First seen wandering wimpishly through the deadend streets of W1, Philip Reed’s Eric is chosen by three witchlike creatures – a backing group – as a candidate for fame. Renamed Thane Cawdor, he proves a sensation on drums, and even more so on guitar, and after interfering with his rival’s bike – “Is this a spanner I see before me?” – reaches the top from which, of course, nemesis tips him off.

And animating all this nonsense is a score of rock hits from the Fifties and Sixties, chosen, as in the tradition of the best musicals, to express and even thrust forward the plotline. It is great to hear these evergreens performed live again – Leader of the Pack, Tell Laura I Love Her, Shakin’ All Over and the rest – and only the excessive feedback spoilt them. Unwanted blasts often obliterated the dialogue and needs to be remedied.

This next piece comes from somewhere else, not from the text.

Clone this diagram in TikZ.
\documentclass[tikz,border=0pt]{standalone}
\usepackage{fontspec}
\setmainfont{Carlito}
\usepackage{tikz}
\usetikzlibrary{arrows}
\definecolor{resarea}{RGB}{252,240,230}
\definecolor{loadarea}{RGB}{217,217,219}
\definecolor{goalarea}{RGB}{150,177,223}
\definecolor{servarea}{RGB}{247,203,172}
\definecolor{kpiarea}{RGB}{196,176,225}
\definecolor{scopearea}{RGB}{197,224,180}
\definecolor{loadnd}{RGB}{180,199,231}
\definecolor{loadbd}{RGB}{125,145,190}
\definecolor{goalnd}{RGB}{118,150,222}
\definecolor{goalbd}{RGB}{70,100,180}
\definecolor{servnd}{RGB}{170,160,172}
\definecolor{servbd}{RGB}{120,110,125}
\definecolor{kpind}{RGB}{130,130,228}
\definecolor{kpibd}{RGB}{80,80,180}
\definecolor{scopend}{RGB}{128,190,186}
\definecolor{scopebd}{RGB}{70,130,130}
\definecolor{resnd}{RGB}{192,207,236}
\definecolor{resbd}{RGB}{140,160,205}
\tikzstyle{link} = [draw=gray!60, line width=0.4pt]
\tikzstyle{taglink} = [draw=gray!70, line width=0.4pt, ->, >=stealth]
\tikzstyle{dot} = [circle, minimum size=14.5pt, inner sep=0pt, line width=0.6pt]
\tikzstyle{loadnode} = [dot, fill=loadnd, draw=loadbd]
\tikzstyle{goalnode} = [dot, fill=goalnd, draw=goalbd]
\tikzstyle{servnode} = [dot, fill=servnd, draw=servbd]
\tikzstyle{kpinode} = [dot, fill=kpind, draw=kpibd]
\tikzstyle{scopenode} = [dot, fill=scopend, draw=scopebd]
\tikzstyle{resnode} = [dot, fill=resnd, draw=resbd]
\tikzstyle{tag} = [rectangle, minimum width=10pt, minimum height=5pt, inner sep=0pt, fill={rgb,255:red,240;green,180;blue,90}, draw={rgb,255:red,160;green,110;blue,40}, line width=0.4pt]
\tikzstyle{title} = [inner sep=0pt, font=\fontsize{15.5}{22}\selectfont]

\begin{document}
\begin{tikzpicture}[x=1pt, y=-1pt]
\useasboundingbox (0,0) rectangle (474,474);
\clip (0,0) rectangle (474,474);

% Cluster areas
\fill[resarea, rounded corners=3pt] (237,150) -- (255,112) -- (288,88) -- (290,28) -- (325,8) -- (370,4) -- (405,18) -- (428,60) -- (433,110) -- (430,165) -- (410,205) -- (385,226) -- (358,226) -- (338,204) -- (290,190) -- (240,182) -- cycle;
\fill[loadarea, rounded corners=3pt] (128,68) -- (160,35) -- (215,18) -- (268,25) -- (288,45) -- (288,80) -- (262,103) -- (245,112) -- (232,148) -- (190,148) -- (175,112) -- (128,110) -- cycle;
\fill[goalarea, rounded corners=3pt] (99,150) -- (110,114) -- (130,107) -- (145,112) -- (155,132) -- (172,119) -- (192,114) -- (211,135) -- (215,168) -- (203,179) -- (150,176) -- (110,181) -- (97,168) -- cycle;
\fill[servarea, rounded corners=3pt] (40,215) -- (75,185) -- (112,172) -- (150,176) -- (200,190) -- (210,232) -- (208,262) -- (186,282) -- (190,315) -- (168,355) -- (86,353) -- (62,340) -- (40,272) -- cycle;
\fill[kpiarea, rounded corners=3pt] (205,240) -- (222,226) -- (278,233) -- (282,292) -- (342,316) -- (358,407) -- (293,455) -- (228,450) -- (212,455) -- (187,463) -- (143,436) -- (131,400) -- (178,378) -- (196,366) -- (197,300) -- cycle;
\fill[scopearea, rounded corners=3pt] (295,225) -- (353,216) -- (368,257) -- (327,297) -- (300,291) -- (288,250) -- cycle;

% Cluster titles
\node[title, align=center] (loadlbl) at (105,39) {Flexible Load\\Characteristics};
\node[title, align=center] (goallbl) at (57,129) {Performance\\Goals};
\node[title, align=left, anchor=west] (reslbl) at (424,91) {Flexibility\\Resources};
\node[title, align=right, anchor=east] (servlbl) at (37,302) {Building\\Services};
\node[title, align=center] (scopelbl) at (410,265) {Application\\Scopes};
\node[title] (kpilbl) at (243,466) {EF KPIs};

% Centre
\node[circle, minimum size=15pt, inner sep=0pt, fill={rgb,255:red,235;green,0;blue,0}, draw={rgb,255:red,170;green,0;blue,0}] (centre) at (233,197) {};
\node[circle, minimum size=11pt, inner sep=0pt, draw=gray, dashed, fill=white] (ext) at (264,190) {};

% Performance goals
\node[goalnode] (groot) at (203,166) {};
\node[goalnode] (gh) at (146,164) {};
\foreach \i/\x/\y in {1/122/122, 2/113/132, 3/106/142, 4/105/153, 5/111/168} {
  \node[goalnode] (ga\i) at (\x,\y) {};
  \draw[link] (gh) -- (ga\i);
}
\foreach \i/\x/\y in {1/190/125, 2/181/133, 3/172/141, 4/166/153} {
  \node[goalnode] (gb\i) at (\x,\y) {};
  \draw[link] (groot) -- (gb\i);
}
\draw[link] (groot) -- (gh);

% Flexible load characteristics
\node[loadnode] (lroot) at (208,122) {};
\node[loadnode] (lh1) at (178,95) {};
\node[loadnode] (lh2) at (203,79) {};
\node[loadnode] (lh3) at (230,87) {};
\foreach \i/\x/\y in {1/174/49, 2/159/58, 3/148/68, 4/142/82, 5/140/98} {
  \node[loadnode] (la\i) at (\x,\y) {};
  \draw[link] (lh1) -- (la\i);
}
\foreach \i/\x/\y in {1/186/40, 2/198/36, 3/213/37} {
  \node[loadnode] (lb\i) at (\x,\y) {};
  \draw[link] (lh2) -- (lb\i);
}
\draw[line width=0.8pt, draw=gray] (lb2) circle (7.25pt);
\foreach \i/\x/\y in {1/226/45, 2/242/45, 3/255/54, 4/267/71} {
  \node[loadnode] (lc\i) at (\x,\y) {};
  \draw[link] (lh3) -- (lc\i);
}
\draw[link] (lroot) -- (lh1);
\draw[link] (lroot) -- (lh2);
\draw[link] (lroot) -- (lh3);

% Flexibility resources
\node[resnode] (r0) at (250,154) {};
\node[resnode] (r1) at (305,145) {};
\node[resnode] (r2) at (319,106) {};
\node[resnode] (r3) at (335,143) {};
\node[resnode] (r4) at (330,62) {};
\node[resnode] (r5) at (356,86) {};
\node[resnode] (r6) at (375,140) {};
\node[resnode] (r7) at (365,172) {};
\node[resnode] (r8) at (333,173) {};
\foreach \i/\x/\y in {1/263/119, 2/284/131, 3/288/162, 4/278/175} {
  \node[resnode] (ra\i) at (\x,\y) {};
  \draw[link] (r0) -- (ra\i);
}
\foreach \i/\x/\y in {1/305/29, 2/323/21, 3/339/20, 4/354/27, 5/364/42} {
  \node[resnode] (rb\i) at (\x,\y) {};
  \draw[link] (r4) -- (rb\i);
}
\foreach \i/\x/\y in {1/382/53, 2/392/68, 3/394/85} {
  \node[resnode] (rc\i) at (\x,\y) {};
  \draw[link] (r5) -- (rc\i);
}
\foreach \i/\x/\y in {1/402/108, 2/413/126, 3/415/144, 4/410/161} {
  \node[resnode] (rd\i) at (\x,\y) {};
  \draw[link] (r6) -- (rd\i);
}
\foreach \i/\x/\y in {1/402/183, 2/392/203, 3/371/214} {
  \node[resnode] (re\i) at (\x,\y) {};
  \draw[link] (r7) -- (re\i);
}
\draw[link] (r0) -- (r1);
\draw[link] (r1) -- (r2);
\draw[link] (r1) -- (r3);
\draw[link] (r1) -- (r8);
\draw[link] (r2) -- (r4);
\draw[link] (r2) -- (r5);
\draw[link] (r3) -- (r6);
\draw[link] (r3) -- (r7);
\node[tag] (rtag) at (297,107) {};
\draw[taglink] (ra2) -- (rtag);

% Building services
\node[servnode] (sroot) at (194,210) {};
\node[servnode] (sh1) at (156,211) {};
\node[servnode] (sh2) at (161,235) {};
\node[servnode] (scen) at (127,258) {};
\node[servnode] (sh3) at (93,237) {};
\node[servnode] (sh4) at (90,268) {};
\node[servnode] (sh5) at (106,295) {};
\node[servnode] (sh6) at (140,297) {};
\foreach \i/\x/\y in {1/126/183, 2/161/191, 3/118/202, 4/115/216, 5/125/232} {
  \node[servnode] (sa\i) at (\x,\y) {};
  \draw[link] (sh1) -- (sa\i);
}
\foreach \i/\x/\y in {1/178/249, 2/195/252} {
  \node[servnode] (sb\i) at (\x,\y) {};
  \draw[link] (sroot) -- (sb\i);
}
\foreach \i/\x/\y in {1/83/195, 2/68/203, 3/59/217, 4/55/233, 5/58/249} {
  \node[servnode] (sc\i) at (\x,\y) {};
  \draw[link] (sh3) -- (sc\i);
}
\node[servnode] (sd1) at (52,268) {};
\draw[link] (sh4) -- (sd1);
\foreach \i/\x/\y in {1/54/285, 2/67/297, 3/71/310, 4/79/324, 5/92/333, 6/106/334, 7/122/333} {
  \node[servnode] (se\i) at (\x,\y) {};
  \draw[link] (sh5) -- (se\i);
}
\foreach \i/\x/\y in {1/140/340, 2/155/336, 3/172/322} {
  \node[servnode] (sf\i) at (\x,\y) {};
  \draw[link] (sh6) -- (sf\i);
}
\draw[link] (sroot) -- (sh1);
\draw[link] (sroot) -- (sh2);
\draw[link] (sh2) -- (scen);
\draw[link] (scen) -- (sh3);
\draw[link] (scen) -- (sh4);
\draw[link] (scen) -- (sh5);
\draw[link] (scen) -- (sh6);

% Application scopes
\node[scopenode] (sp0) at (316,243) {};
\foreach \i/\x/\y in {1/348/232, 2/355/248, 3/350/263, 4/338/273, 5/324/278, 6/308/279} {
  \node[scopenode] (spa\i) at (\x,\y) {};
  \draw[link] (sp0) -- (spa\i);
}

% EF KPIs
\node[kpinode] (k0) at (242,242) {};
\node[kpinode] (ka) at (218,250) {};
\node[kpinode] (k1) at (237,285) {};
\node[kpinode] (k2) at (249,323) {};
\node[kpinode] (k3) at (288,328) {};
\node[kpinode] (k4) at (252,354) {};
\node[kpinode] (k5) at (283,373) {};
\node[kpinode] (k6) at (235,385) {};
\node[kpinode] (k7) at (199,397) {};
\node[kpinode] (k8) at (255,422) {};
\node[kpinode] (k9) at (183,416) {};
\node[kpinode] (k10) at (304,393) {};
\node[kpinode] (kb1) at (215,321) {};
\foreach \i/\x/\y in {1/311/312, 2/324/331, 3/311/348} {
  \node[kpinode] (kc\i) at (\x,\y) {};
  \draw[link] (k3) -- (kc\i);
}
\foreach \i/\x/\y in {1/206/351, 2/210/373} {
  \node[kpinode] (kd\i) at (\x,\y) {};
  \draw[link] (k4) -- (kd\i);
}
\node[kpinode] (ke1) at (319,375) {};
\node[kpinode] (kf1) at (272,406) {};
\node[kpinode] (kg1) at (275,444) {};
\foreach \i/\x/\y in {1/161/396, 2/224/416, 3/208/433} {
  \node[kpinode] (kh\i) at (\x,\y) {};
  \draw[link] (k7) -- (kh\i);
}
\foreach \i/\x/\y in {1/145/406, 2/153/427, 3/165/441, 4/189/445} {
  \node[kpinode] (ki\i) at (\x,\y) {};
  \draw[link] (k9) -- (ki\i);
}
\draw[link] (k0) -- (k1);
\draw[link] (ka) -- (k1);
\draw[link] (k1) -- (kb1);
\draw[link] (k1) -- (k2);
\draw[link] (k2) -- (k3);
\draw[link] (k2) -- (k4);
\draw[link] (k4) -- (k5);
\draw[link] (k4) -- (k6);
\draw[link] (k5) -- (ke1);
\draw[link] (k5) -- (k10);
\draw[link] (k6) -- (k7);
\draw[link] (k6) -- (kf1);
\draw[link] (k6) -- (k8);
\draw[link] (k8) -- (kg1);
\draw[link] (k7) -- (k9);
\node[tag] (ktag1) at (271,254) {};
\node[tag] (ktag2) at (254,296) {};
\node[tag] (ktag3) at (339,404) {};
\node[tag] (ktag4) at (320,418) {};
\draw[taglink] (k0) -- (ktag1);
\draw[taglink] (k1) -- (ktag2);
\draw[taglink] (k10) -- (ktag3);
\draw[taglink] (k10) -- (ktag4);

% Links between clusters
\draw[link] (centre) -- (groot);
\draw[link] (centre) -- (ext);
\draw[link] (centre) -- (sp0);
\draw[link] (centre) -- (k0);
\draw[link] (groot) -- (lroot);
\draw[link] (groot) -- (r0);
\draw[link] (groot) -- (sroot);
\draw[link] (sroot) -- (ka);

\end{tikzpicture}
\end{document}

The cast of nine, along with the director Matt Devitt, who played Eric in the original production, belong to the Queen’s Theatre’s resident company of actor-musicians, Cut to the Chase. This recent development in the genre of stage musicals is one I welcome with enthusiasm. Something magical occurs when characters pick up guitar, trumpet or sax and continue their characterisation not just through singing but in playing the accompanying instrument, too. Devitt whirls the show along, in, on and around Mark Walters’s mobile set of Soho seediness. The company are expert and when the feedback behaves itself the evening will become excellent.